## Exercise brief
Search the data below for the string "Write". Extract every line that contains it.

## Stored data
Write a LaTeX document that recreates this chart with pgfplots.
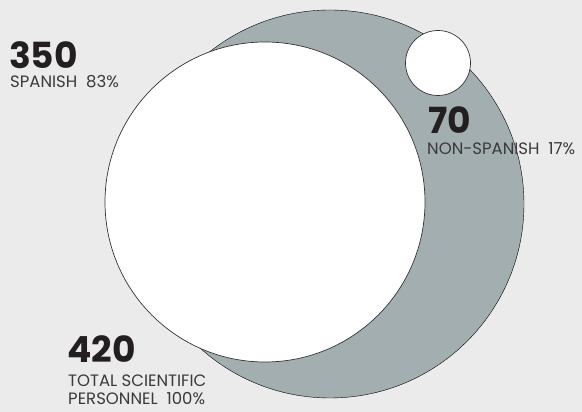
\documentclass[border=0pt]{standalone}
\usepackage{pgfplots}
\pgfplotsset{compat=1.18}
\usepackage{fontspec}
\setmainfont{Poppins}
\definecolor{bg}{HTML}{EBEBEB}
\definecolor{ring}{HTML}{A2AEB0}
\definecolor{txt}{HTML}{231F20}
\definecolor{lbl}{HTML}{3A3A3A}
\tikzset{
  big/.style={anchor=base west, inner sep=0pt, text=txt, text depth=0pt, font=\fontsize{36}{36}\selectfont\bfseries},
  small/.style={anchor=base west, inner sep=0pt, text=lbl, text height=11pt, text depth=0pt, font=\fontsize{16.5}{16.5}\selectfont},
}
\begin{document}
\begin{tikzpicture}
\begin{axis}[
  scale only axis, width=582pt, height=412pt,
  xmin=0, xmax=582, ymin=0, ymax=412, y dir=reverse,
  hide axis, clip=false, set layers=standard,
]
% background
\addplot[fill=bg, draw=none] coordinates {(0,0) (582,0) (582,412) (0,412)} -- cycle;
% total (420)
\addplot[only marks, mark=*, mark size=194pt, mark options={fill=ring, draw=none}] coordinates {(330,204)};
% spanish (350)
\addplot[only marks, mark=*, mark size=160pt, mark options={fill=white, draw=black!80, line width=0.7pt}] coordinates {(265,202)};
% non-spanish (70)
\addplot[only marks, mark=*, mark size=32.5pt, mark options={fill=white, draw=black!80, line width=0.7pt}] coordinates {(438,63)};

\begin{pgfonlayer}{axis foreground}
\node[big] at (axis cs:9,69) {350};
\node[small] at (axis cs:10,88) {SPANISH\ \ 83\%};

\node[big] at (axis cs:428,134) {70};
\node[small] at (axis cs:427,155) {NON-SPANISH\ \ 17\%};

\node[big] at (axis cs:67,363) {420};
\node[small] at (axis cs:68,387) {TOTAL SCIENTIFIC};
\node[small] at (axis cs:68,405) {PERSONNEL\ \ 100\%};
\end{pgfonlayer}
\end{axis}
\end{tikzpicture}
\end{document}
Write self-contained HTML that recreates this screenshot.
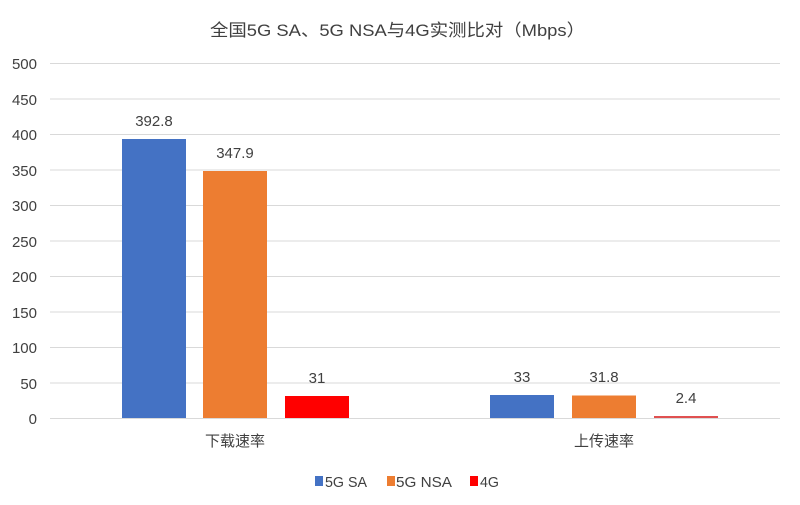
<!DOCTYPE html>
<html><head><meta charset="utf-8"><style>
body{margin:0;background:#fff}
text{font-family:"Liberation Sans","Noto Sans CJK SC",sans-serif;fill:#404040}
</style></head><body>
<svg width="800" height="500" xmlns="http://www.w3.org/2000/svg">
<rect width="800" height="500" fill="#fff"/>
<text x="210" y="36" font-size="17" textLength="375" lengthAdjust="spacingAndGlyphs">全国5G SA、5G NSA与4G实测比对（Mbps）</text>
<g stroke="#d9d9d9" stroke-width="1">
<line x1="50" x2="780" y1="63.5" y2="63.5"/>
<line x1="50" x2="780" y1="99" y2="99"/>
<line x1="50" x2="780" y1="134.5" y2="134.5"/>
<line x1="50" x2="780" y1="170" y2="170"/>
<line x1="50" x2="780" y1="205.5" y2="205.5"/>
<line x1="50" x2="780" y1="241" y2="241"/>
<line x1="50" x2="780" y1="276.5" y2="276.5"/>
<line x1="50" x2="780" y1="312" y2="312"/>
<line x1="50" x2="780" y1="347.5" y2="347.5"/>
<line x1="50" x2="780" y1="383" y2="383"/>
<line x1="50" x2="780" y1="418.5" y2="418.5"/>
</g>
<g font-size="15" text-anchor="end">
<text x="37" y="69">500</text><text x="37" y="105">450</text><text x="37" y="140">400</text>
<text x="37" y="176">350</text><text x="37" y="211">300</text><text x="37" y="247">250</text>
<text x="37" y="282">200</text><text x="37" y="318">150</text><text x="37" y="353">100</text>
<text x="37" y="389">50</text><text x="37" y="424">0</text>
</g>
<rect x="122" y="139" width="64" height="279" fill="#4472c4"/>
<rect x="203" y="171" width="64" height="247" fill="#ed7d31"/>
<rect x="285" y="396" width="64" height="22" fill="#ff0000"/>
<rect x="490" y="395" width="64" height="23" fill="#4472c4"/>
<rect x="572" y="395.5" width="64" height="22.5" fill="#ed7d31"/>
<rect x="654" y="416" width="64" height="2" fill="#e05050"/>
<g font-size="15" text-anchor="middle">
<text x="154" y="126">392.8</text>
<text x="235" y="158">347.9</text>
<text x="317" y="383">31</text>
<text x="522" y="382">33</text>
<text x="604" y="382">31.8</text>
<text x="686" y="403">2.4</text>
<text x="235" y="446">下载速率</text>
<text x="604" y="446">上传速率</text>
</g>
<rect x="315" y="476" width="8" height="10" fill="#4472c4"/>
<text x="325" y="487" font-size="15" textLength="42" lengthAdjust="spacingAndGlyphs">5G SA</text>
<rect x="387" y="476" width="8" height="10" fill="#ed7d31"/>
<text x="396" y="487" font-size="15" textLength="56" lengthAdjust="spacingAndGlyphs">5G NSA</text>
<rect x="470" y="476" width="8" height="10" fill="#ff0000"/>
<text x="480" y="487" font-size="15" textLength="19" lengthAdjust="spacingAndGlyphs">4G</text>
</svg>
</body></html>
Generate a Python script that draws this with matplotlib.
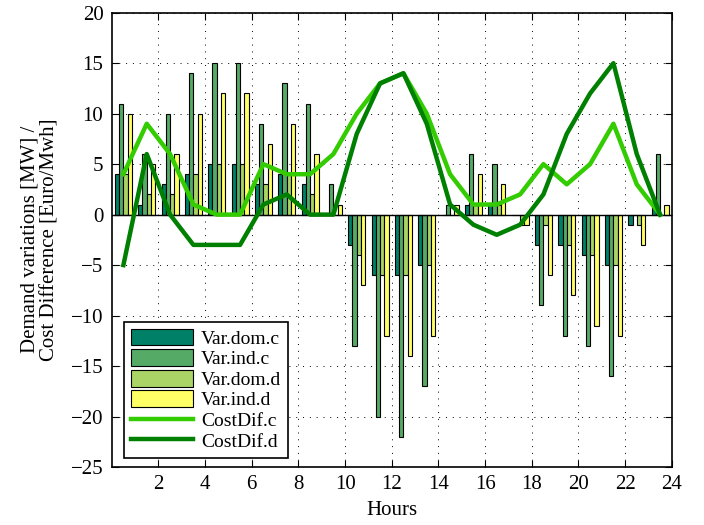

## Exercise solution
Write a LaTeX document that recreates this chart with pgfplots.
Write self-contained HTML that recreates this screenshot.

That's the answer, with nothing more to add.